The basic aggregate method takes an input iterator, an aggregated attribute, and an aggregate function (MIN, MAX, SUM, AVG, COUNT) as the arguments. You can assume we do the aggregation on a numeric attribute (INT or REAL). The returned value is just a single real value (4 bytes). Using this operator, you can do a query such as "SELECT MAX(sal) FROM EMP". The schema of the (single) returned tuple should be "AggregateOp(relation.attribute)", such as "MAX(emp.sal)". Credit: 5 points.
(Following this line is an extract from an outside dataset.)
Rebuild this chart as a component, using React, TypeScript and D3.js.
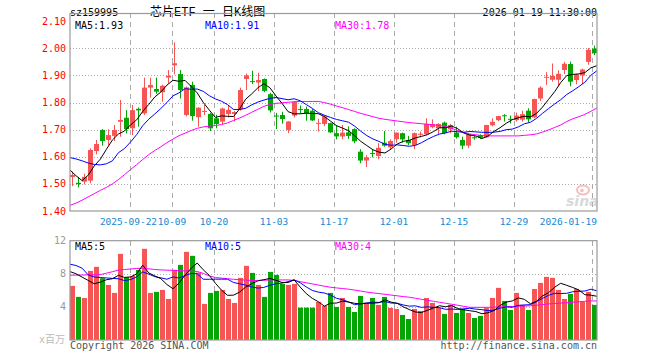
import React from "react";
import * as d3 from "d3";

// ---- data ----
const dates = [
  "2025-09-08","09-09","09-10","09-11","09-12","09-15","09-16","09-17","09-18","09-19",
  "2025-09-22","09-23","09-24","09-25","09-26","09-29","09-30","10-09","10-10","10-13",
  "10-14","10-15","10-16","10-17","10-20","10-21","10-22","10-23","10-24","10-27",
  "10-28","10-29","10-30","10-31","11-03","11-04","11-05","11-06","11-07","11-10",
  "11-11","11-12","11-13","11-14","11-17","11-18","11-19","11-20","11-21","11-24",
  "11-25","11-26","11-27","11-28","12-01","12-02","12-03","12-04","12-05","12-08",
  "12-09","12-10","12-11","12-12","12-15","12-16","12-17","12-18","12-19","12-22",
  "12-23","12-24","12-25","12-26","12-29","12-30","12-31","2026-01-05","01-06","01-07",
  "01-08","01-09","01-12","01-13","01-14","01-15","01-16","2026-01-19",
];
const tickIndex = [10, 17, 24, 34, 44, 54, 64, 74, 87];
const tickLabels = ["2025-09-22","10-09","10-20","11-03","11-17","12-01","12-15","12-29","2026-01-19"];

const opens = [
  1.525,1.504,1.508,1.512,1.621,1.699,1.662,1.677,1.729,1.744,
  1.705,1.777,1.760,1.855,1.850,1.838,1.892,1.937,1.905,1.754,
  1.865,1.746,1.766,1.758,1.742,1.730,1.758,1.758,1.775,1.887,
  1.879,1.874,1.887,1.831,1.752,1.754,1.699,1.752,1.776,1.776,
  1.770,1.722,1.721,1.724,1.687,1.675,1.690,1.702,1.619,1.586,
  1.614,1.603,1.652,1.635,1.665,1.687,1.662,1.643,1.681,1.683,
  1.709,1.705,1.726,1.701,1.689,1.662,1.641,1.672,1.680,1.672,
  1.716,1.735,1.753,1.740,1.735,1.737,1.770,1.745,1.815,1.892,
  1.884,1.884,1.920,1.942,1.883,1.900,1.950,1.999,
];
const highs = [
  1.545,1.526,1.538,1.631,1.662,1.702,1.701,1.717,1.809,1.772,
  1.791,1.782,1.892,1.892,1.892,1.866,1.920,2.022,1.920,1.859,
  1.877,1.783,1.791,1.762,1.755,1.781,1.790,1.769,1.855,1.907,
  1.917,1.910,1.889,1.836,1.762,1.766,1.731,1.804,1.789,1.785,
  1.776,1.740,1.754,1.726,1.717,1.717,1.712,1.705,1.628,1.606,
  1.628,1.650,1.695,1.664,1.690,1.689,1.677,1.689,1.693,1.742,
  1.738,1.724,1.730,1.721,1.711,1.674,1.685,1.680,1.683,1.718,
  1.742,1.751,1.757,1.752,1.763,1.770,1.779,1.814,1.860,1.912,
  1.944,1.919,1.950,1.951,1.906,1.925,2.001,2.010,
];
const lows = [
  1.492,1.487,1.498,1.502,1.609,1.641,1.643,1.658,1.674,1.686,
  1.680,1.711,1.754,1.818,1.832,1.803,1.871,1.904,1.815,1.749,
  1.733,1.711,1.754,1.695,1.705,1.718,1.745,1.730,1.770,1.846,
  1.868,1.842,1.838,1.763,1.702,1.722,1.687,1.745,1.760,1.733,
  1.732,1.693,1.713,1.688,1.664,1.665,1.666,1.650,1.576,1.562,
  1.598,1.591,1.637,1.625,1.652,1.652,1.643,1.628,1.672,1.680,
  1.705,1.680,1.683,1.687,1.667,1.628,1.632,1.663,1.666,1.670,
  1.712,1.731,1.730,1.723,1.730,1.730,1.727,1.742,1.806,1.865,
  1.877,1.862,1.905,1.860,1.867,1.868,1.939,1.975,
];
const closes = [
  1.533,1.499,1.526,1.625,1.647,1.658,1.680,1.699,1.736,1.702,
  1.772,1.771,1.855,1.865,1.840,1.862,1.899,1.945,1.846,1.856,
  1.750,1.781,1.769,1.705,1.721,1.778,1.773,1.765,1.846,1.900,
  1.876,1.883,1.843,1.771,1.749,1.739,1.730,1.802,1.773,1.760,
  1.734,1.725,1.749,1.690,1.675,1.689,1.677,1.657,1.586,1.598,
  1.612,1.633,1.641,1.658,1.689,1.664,1.650,1.687,1.685,1.721,
  1.721,1.721,1.687,1.717,1.672,1.641,1.683,1.670,1.670,1.717,
  1.729,1.750,1.750,1.738,1.752,1.757,1.738,1.813,1.855,1.895,
  1.898,1.906,1.943,1.877,1.904,1.922,1.995,1.982,
];
const volumes = [
  6.54,5.21,5.08,8.35,8.84,7.47,6.66,5.69,10.41,7.59,
  7.75,8.47,11.02,5.69,5.81,6.05,4.96,8.47,9.08,10.65,
  10.17,8.15,4.36,5.69,5.93,6.05,4.96,4.48,7.51,8.96,
  8.11,6.66,5.21,8.23,7.87,6.78,6.66,6.78,3.91,3.91,
  3.91,4.60,4.12,5.69,4.00,5.08,4.00,3.39,5.33,4.48,
  5.08,4.24,5.21,3.87,3.75,3.03,2.54,3.75,3.51,5.08,
  4.48,3.87,3.15,4.24,3.27,3.75,3.27,2.66,2.91,3.87,
  5.08,6.30,4.72,3.63,5.69,4.24,3.63,6.17,6.90,7.63,
  7.51,6.05,4.96,5.57,6.17,4.60,5.81,4.24,
];

// moving-average values visible before a full window exists
const ma5Lead = [1.551, 1.530, 1.512, 1.532];
const ma10Lead = [1.597, 1.592, 1.585, 1.577, 1.572, 1.570, 1.574, 1.585, 1.615];
const ma30Price = [
  1.421,1.429,1.440,1.452,1.464,1.476,1.487,1.500,1.516,1.534,
  1.553,1.571,1.590,1.608,1.623,1.637,1.652,1.665,1.678,1.687,
  1.697,1.705,1.710,1.713,1.715,1.719,1.725,1.734,1.743,1.753,
  1.764,1.775,1.786,1.793,1.797,1.799,1.801,1.803,1.804,1.804,
  1.804,1.804,1.800,1.794,1.787,1.781,1.774,1.767,1.760,1.754,
  1.748,1.742,1.738,1.735,1.732,1.729,1.726,1.724,1.722,1.720,
  1.718,1.715,1.712,1.705,1.697,1.690,1.684,1.681,1.678,1.677,
  1.677,1.677,1.677,1.677,1.677,1.679,1.681,1.684,1.691,1.699,
  1.708,1.717,1.730,1.740,1.748,1.756,1.768,1.780,
];
const volMa5Lead = [8.27, 8.0, 7.6, 7.2];
const volMa10Lead = [9.16, 9.0, 8.68, 7.87, 7.62, 7.55, 7.5, 7.45, 7.4];
const volMa30 = [
  7.83,7.84,7.85,7.87,7.88,7.90,8.07,8.25,8.44,8.52,
  8.58,8.64,8.66,8.60,8.52,8.47,8.44,8.42,8.39,8.36,
  8.32,8.28,8.05,7.75,7.55,7.48,7.40,7.34,7.29,7.24,
  7.19,7.20,7.22,7.25,7.26,7.26,7.26,7.20,7.05,6.92,
  6.78,6.64,6.50,6.37,6.29,6.22,6.14,6.03,5.91,5.79,
  5.69,5.61,5.52,5.43,5.34,5.25,5.17,5.05,4.92,4.80,
  4.68,4.56,4.44,4.32,4.20,4.07,3.95,3.95,3.95,3.95,
  3.97,4.00,4.03,4.05,4.08,4.10,4.13,4.20,4.28,4.36,
  4.41,4.46,4.51,4.56,4.62,4.68,4.72,4.72,
];

const priceTicks = [2.0, 1.9, 1.8, 1.7, 1.6, 1.5];
const priceLabels = [2.1, 2.0, 1.9, 1.8, 1.7, 1.6, 1.5, 1.4];
const volTicks = [8, 4];
const volLabels = [12, 8, 4];

const headerCode = "sz159995";
const headerTitle = "芯片ETF 一 日K线图";
const headerTime = "2026-01-19 11:30:00";
const maLegend = [
  { text: "MA5:1.93", color: "#000000" },
  { text: "MA10:1.91", color: "#0000ff" },
  { text: "MA30:1.78", color: "#ff00ff" },
];
const volLegend = [
  { text: "MA5:5", color: "#000000" },
  { text: "MA10:5", color: "#0000ff" },
  { text: "MA30:4", color: "#ff00ff" },
];

function movingAvg(values: number[], n: number, lead: number[]) {
  return values.map((_, i) =>
    i < n - 1 ? lead[i] : (d3.mean(values.slice(i - n + 1, i + 1)) as number)
  );
}

const RED = "#f65555";
const GREEN = "#06a506";
const GRID = "#aaaaaa";
const MONO = "'DejaVu Sans Mono', monospace";

export default function App() {
  const n = closes.length;
  const x = d3.scaleLinear().domain([0, n]).range([70, 598]);
  const xl = d3.scaleLinear().domain([0, n - 1]).range([70, 597]);
  const y = d3.scaleLinear().domain([1.4, 2.1]).range([211, 21.2]);
  const yv = d3.scaleLinear().domain([0, 12]).range([340, 240.7]);

  const ma5 = movingAvg(closes, 5, ma5Lead);
  const ma10 = movingAvg(closes, 10, ma10Lead);
  const vma5 = movingAvg(volumes, 5, volMa5Lead);
  const vma10 = movingAvg(volumes, 10, volMa10Lead);

  const pLine = d3.line<number>().x((_, i) => xl(i)).y((d) => y(d));
  const vLine = d3.line<number>().x((_, i) => xl(i)).y((d) => yv(d));

  const bw = 5;
  const up = (i: number) => closes[i] >= opens[i];

  // label placement: first label nudged left, last label kept inside the frame
  const labelPos = (ti: number, k: number) => {
    if (k === tickIndex.length - 1) return { x: 597, anchor: "end" };
    if (k === 0) return { x: x(ti) - 1.5, anchor: "middle" };
    return { x: x(ti), anchor: "middle" };
  };

  return (
    <svg
      width={660}
      height={360}
      style={{ position: "absolute", left: 0, top: 0, background: "#fff" }}
      fontFamily={MONO}
      fontSize={10}
    >
      <rect x={0} y={0} width={660} height={360} fill="#fff" />
      {/* header */}
      <text x={70} y={16} fill="#000">{headerCode}</text>
      <text x={150} y={16} fontSize={12} fontFamily="'Liberation Mono','Noto Sans CJK SC',monospace" fill="#000">
        {headerTitle}
      </text>
      <text x={597} y={16} textAnchor="end" fill="#000">{headerTime}</text>

      {/* main grid */}
      {priceTicks.map((t) => (
        <line key={"pg" + t} x1={70} x2={597} y1={Math.round(y(t)) + 0.5} y2={Math.round(y(t)) + 0.5}
          stroke={GRID} strokeDasharray="1,2" />
      ))}
      {tickIndex.map((ti) => (
        <line key={"vg" + ti} x1={Math.round(x(ti)) + 0.5} x2={Math.round(x(ti)) + 0.5} y1={13} y2={211}
          stroke={GRID} strokeDasharray="5,4" />
      ))}
      {/* volume grid */}
      {volTicks.map((t) => (
        <line key={"vtg" + t} x1={70} x2={597} y1={Math.round(yv(t)) + 0.5} y2={Math.round(yv(t)) + 0.5}
          stroke={GRID} strokeDasharray="1,2" />
      ))}
      {tickIndex.map((ti) => (
        <line key={"vvg" + ti} x1={Math.round(x(ti)) + 0.5} x2={Math.round(x(ti)) + 0.5} y1={241} y2={340}
          stroke={GRID} strokeDasharray="5,4" />
      ))}

      {/* candles */}
      {closes.map((c, i) => {
        const col = up(i) ? RED : GREEN;
        const x0 = Math.round(x(i));
        const top = Math.min(y(opens[i]), y(c));
        const h = Math.max(1, Math.abs(y(opens[i]) - y(c)));
        return (
          <g key={"c" + i}>
            <line x1={x0 + 2.5} x2={x0 + 2.5} y1={y(highs[i])} y2={y(lows[i])} stroke={col} strokeWidth={1} />
            <rect x={x0} y={top} width={bw} height={h} fill={col} />
          </g>
        );
      })}

      {/* price MAs */}
      <path d={pLine(ma30Price) || ""} fill="none" stroke="#ff00ff" strokeWidth={1} />
      <path d={pLine(ma10) || ""} fill="none" stroke="#0000ff" strokeWidth={1} />
      <path d={pLine(ma5) || ""} fill="none" stroke="#000000" strokeWidth={1} />

      {/* volume bars */}
      {volumes.map((v, i) => (
        <rect key={"v" + i} x={Math.round(x(i))} y={yv(v)} width={bw} height={yv(0) - yv(v)}
          fill={up(i) ? RED : GREEN} />
      ))}
      <path d={vLine(volMa30) || ""} fill="none" stroke="#ff00ff" strokeWidth={1} />
      <path d={vLine(vma10) || ""} fill="none" stroke="#0000ff" strokeWidth={1} />
      <path d={vLine(vma5) || ""} fill="none" stroke="#000000" strokeWidth={1} />

      {/* frames */}
      <rect x={70} y={13.5} width={527} height={197.5} fill="none" stroke="#999" strokeWidth={1.2} />
      <rect x={70} y={240.7} width={527} height={99.3} fill="none" stroke="#999" strokeWidth={1.2} />

      {/* price labels */}
      {priceLabels.map((t) => (
        <text key={"pl" + t} x={66} y={y(t) + 3.5} textAnchor="end" fill="#ff0000">
          {t.toFixed(2)}
        </text>
      ))}
      {/* date labels */}
      {tickIndex.map((ti, k) => {
        const p = labelPos(ti, k);
        return (
          <text key={"dl" + ti} x={p.x} y={225} textAnchor={p.anchor} fontSize={9.5} fill="#1587d2">
            {tickLabels[k]}
          </text>
        );
      })}
      {/* volume labels */}
      {volLabels.map((t) => (
        <text key={"vl" + t} x={66} y={yv(t) + 3.5} textAnchor="end" fill="#999">
          {t}
        </text>
      ))}
      <text x={65} y={343} textAnchor="end" fill="#bbb" fontFamily="'DejaVu Sans Mono','Noto Sans CJK SC',monospace">x百万</text>

      {/* legends */}
      {maLegend.map((m, k) => (
        <text key={"ml" + k} x={75 + k * 130} y={29} fill={m.color}>{m.text}</text>
      ))}
      {volLegend.map((m, k) => (
        <text key={"vml" + k} x={75 + k * 130} y={250} fill={m.color}>{m.text}</text>
      ))}

      {/* watermark */}
      <g opacity={0.55}>
        <ellipse cx={583} cy={190} rx={6} ry={4.5} fill="none" stroke="#f08a8a" strokeWidth={2} />
        <circle cx={582} cy={190.5} r={1.8} fill="#f08a8a" />
        <text x={566} y={206} fontFamily="'DejaVu Sans', sans-serif" fontWeight="bold" fontStyle="italic" fontSize={14} fill="#bbbbbb">sina</text>
      </g>

      {/* footer */}
      <text x={70} y={349} fill="#555">Copyright 2026 SINA.COM</text>
      <text x={597} y={349} textAnchor="end" fill="#555">http://finance.sina.com.cn</text>
    </svg>
  );
}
You can implement a "group-by" feature, where we add one more argument "group attribute" to the argument list. An example query is "SELECT MAX(sal) FROM emp GROUP BY city". Each returned record should include the group-by attribute value followed by the aggregation value. The group-by attribute can be INT, REAL, and VARCHAR. The aggregated attribute can be INT or REAL. The schema of the returned tuples should be the group-by attribute and the aggregation attribute, such as "emp.city MAX(emp.sal)". It is acceptable to assume that all of the groups and their intermediate aggregation values will fit in a hash table in memory while the operation is executing. Credit: 10 points

(Additional extra credit may be given to adventurers who choose to reject this simplification and handle large aggregate results by GRACE-fully partitioning the aggregation problem.)

An Example

Here is an example on how to assemble the operators to form query plans. Example: "SELECT Employee.name, Employee.age, Employee.DeptID, Department.Name FROM Employee JOIN Department ON Employee.DeptID = Department.ID WHERE Employee.salary > 50000"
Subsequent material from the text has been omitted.